Validity of the Sale
The Court considered the validity of the sale, which was conducted to perfect a prior private sale agreement. The general legal principle is that public sales are intended to invite competition and achieve the highest price, and using them to validate private agreements can be contrary to law and public policy. However, the Court questioned whether this principle could be invoked by a purchaser who had already used the property extensively. The defendants had taken possession of the mill and used it, which indicated acceptance of the sale. The jury was tasked with determining whether the possession was under the sale, and the Court found no error in this approach.

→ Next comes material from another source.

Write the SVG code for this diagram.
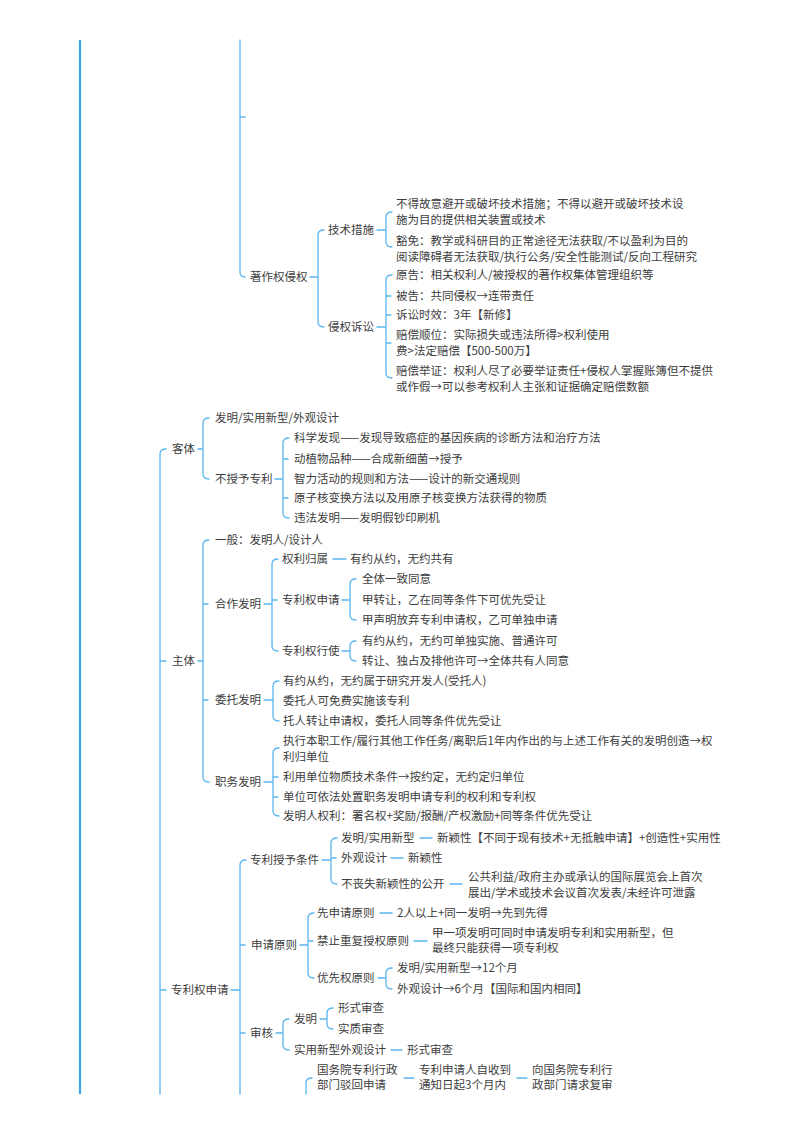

The Court noted that it was not clear from the evidence that an illegal private contract existed, and since the defendants had bid a fair price and used the mill, the sale was deemed valid.
Statute of Frauds
Porter argued that the sale was void under the Statute of Frauds because there was no written memorandum signed by the party charged. The Court addressed this by noting that the defendants had taken possession of the mill under the sale, which brought the case within the exception to the statute requiring written agreements. The Court found that the sale took place at the mill, and Norwood, who bid for the mill, was already in possession. There was no evidence that Norwood acknowledged any relation to the former lessee after the sale, supporting the jury's finding that possession was under the sale. The Court concluded that the possession and use of the property negated the need for a written agreement under the Statute of Frauds.
Character of the Mill
The Court also addressed whether the mill was considered real estate, which would require a deed for the sale to be valid. The mill in question was a portable saw-mill, capable of being moved from one location to another as needed. The Court determined that the nature of the mill as a portable structure meant it was personal property rather than real estate. This classification allowed the sale to proceed without a deed, and the Court found that the trial court had properly left it to the jury to determine the character of the mill under sound instructions. The Court affirmed that the determination of the mill as personal property was correct and consistent with the evidence presented.
Evidentiary Rulings
Porter assigned errors related to the trial court's rulings on the admissibility of evidence. The U.S. Supreme Court carefully examined these claimed errors and found no mistakes warranting reversal of the judgment. Although the Court did not provide detailed reasoning for each evidentiary ruling due to time constraints, it concluded that the trial court had not erred in its decisions regarding evidence admission. The Court's affirmation of the evidentiary rulings supported the overall judgment in favor of Graves, ensuring that the jury's verdict was based on a fair and accurate presentation of the facts.